Les films de Lynch et de Villeneuve se terminent avec les prémices du livre 4 "le Messie de Dune". En revoyant tout ça dans le détail, je peux presqu'affirmer (sans avoir pris de l'épice) que si le film de Lynch forme un objet entier et fini, je pense que la fin de la deuxième partie du film de Villeneuve annonce un troisième volet qui pourrait correspondre au "Messie de Dune".

Pour revenir à Herbert, on peut dire que le livre de Herbert est un formidable roman à tiroirs dans lequel on peut avoir diverses lectures qu'alimentent les nombreuses annexes qui approfondissent les personnages et les bases de l'Histoire. Mais on peut aussi parfaitement avoir une simple lecture de l'aventure sans s'emmerder dans les détails.

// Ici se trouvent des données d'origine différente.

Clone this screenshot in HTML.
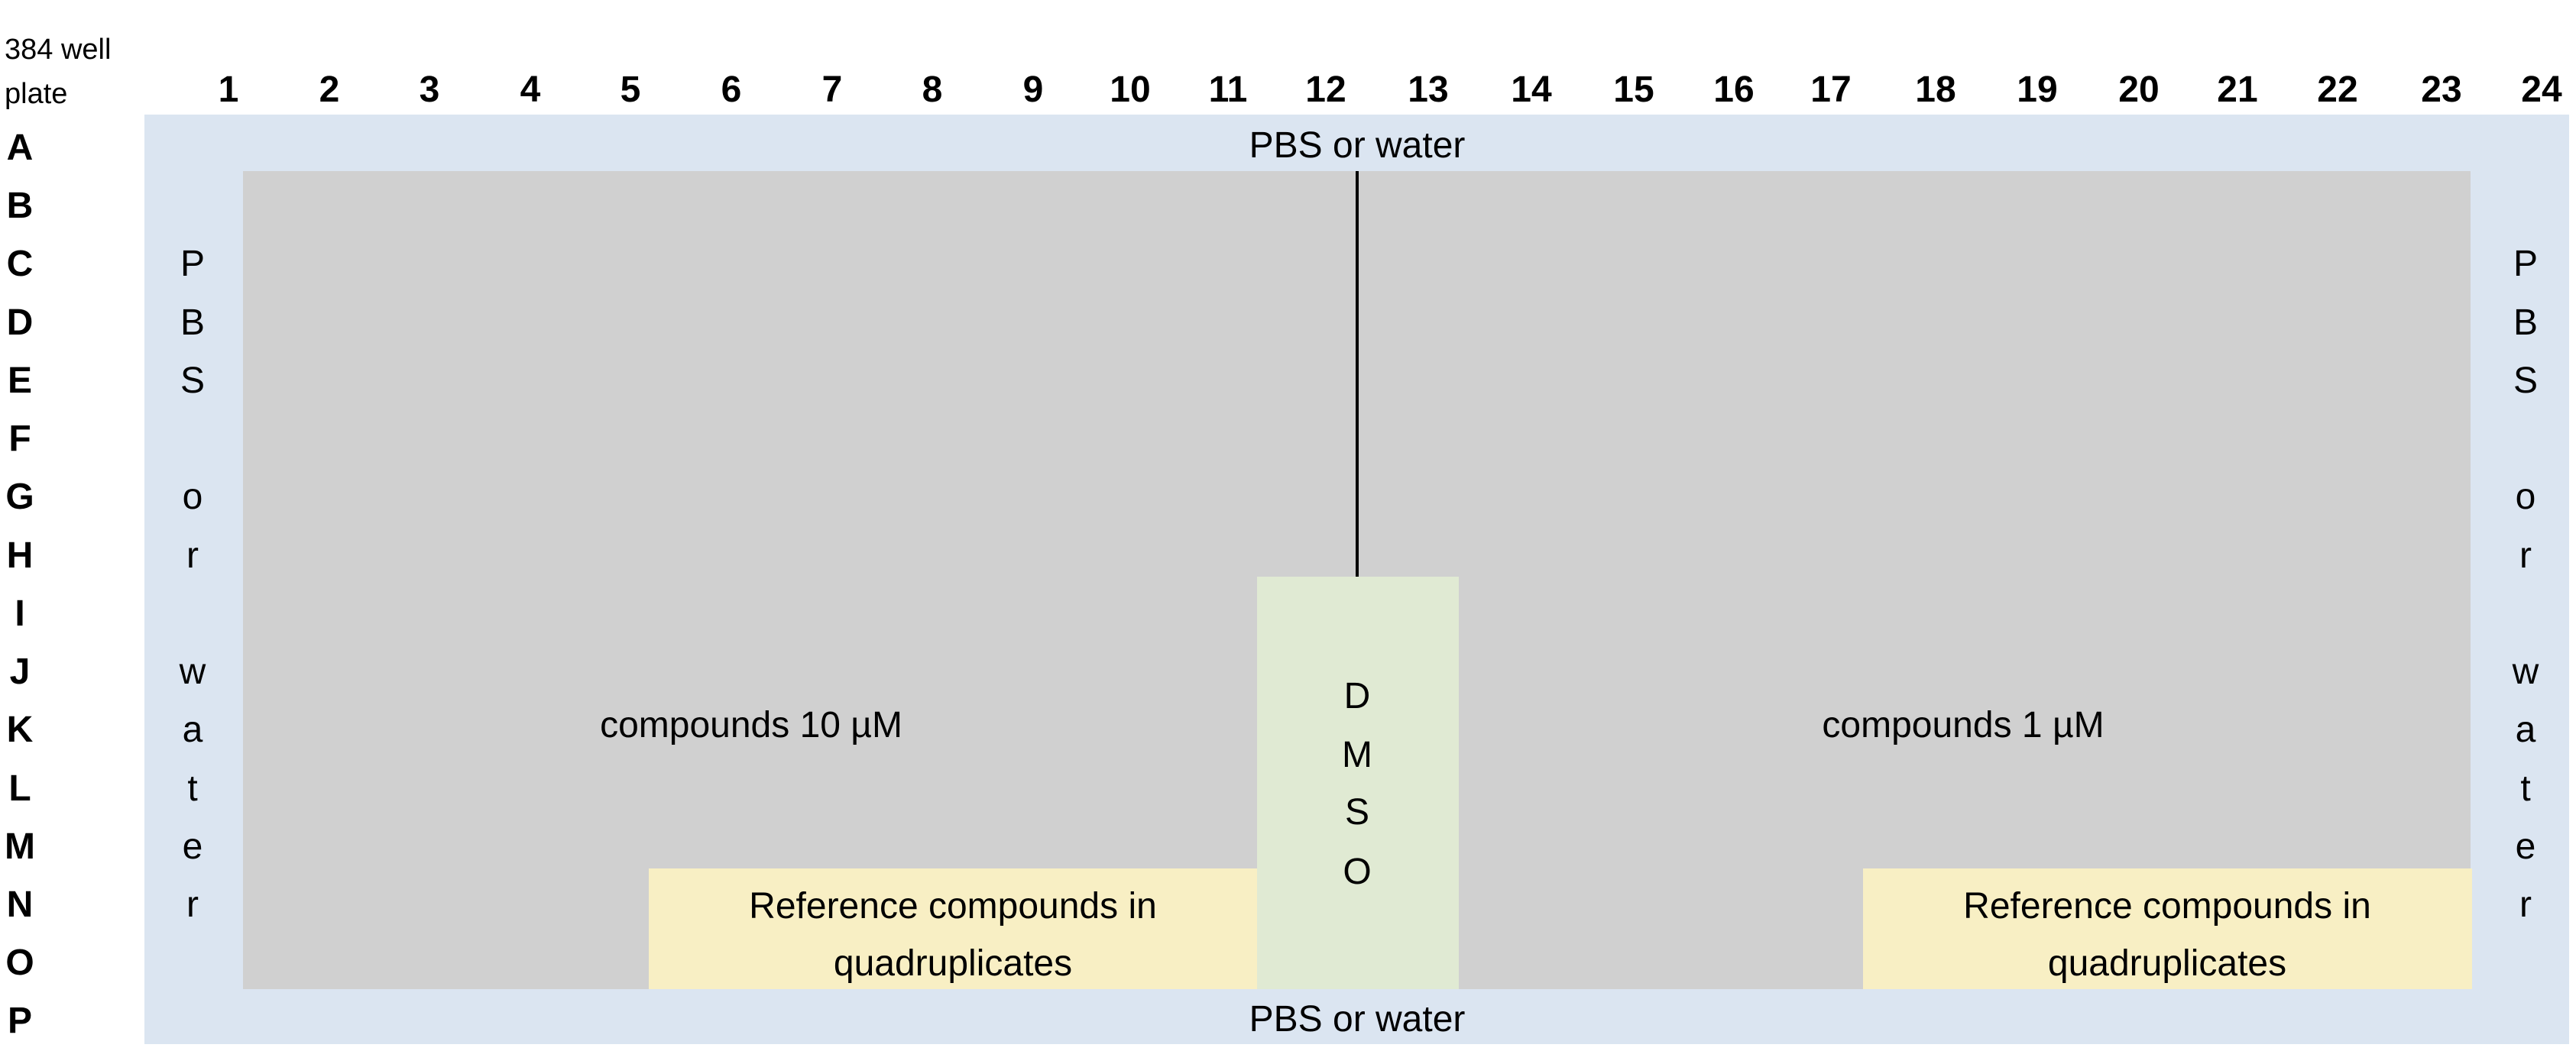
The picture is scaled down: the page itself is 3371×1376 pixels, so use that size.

Le roman d'Herbert est un livre sur le pouvoir qu'il soit occulte ou officiel. Sur le pouvoir que l'on traduit – selon le contexte ou les circonstances – sous la forme de la politique ou sous la forme d'une religion. Le livre soulève le risque consubstantiel à toute religion (et à certaines politiques extrémistes) qui est d'engendrer le fanatisme.

Comme le dit Muad'Dib lui-même, "il n'existe nulle séparation entre les dieux et les hommes ; les uns et les autres se mêlent parfois sans distinction possible."

La grande difficulté qu'ont dû avoir les cinéastes que ce soit Lynch ou Villeneuve, c'est d'introduire dans le film un certain dosage de la philosophie (ou théologie, c'est selon) inventée de toute pièce par Herbert et qui est si caractéristique de l'ouvrage par rapport à d'autres histoires simples de SF (comme Star Wars).

L'histoire se déroule dans les années 10 000 et le monde a refusé (interdit), depuis de nombreuses générations, le développement de toute "intelligence artificielle". Pour compenser, d'autres facultés mentales ont été mises en place à travers diverses classes ou forces (par exemple la Guilde des Bene Gesserit ou la Guilde des Marchands). D'où l'importance stratégique de cette fameuse "épice" qui permet les voyages dans l'espace-temps ou dans les cerveaux. Dans le même temps, les comportements des gens, leurs titres ou leurs allégeances, relèvent du Moyen-âge. Sur la planète Arrakis (mais ailleurs c'est un peu pareil), on a l'impression d'être plongé dans une société archaïque comme chez les Touaregs ou en Arabie (celle de Lawrence) ou encore à Samarcande …

Lynch a traduit ça en faisant un film kitchissime. Qui est mal passé auprès des spectateurs. Que je n'ai apprécié qu'après une sérieuse relecture du roman dont bien des détails s'étaient estompés…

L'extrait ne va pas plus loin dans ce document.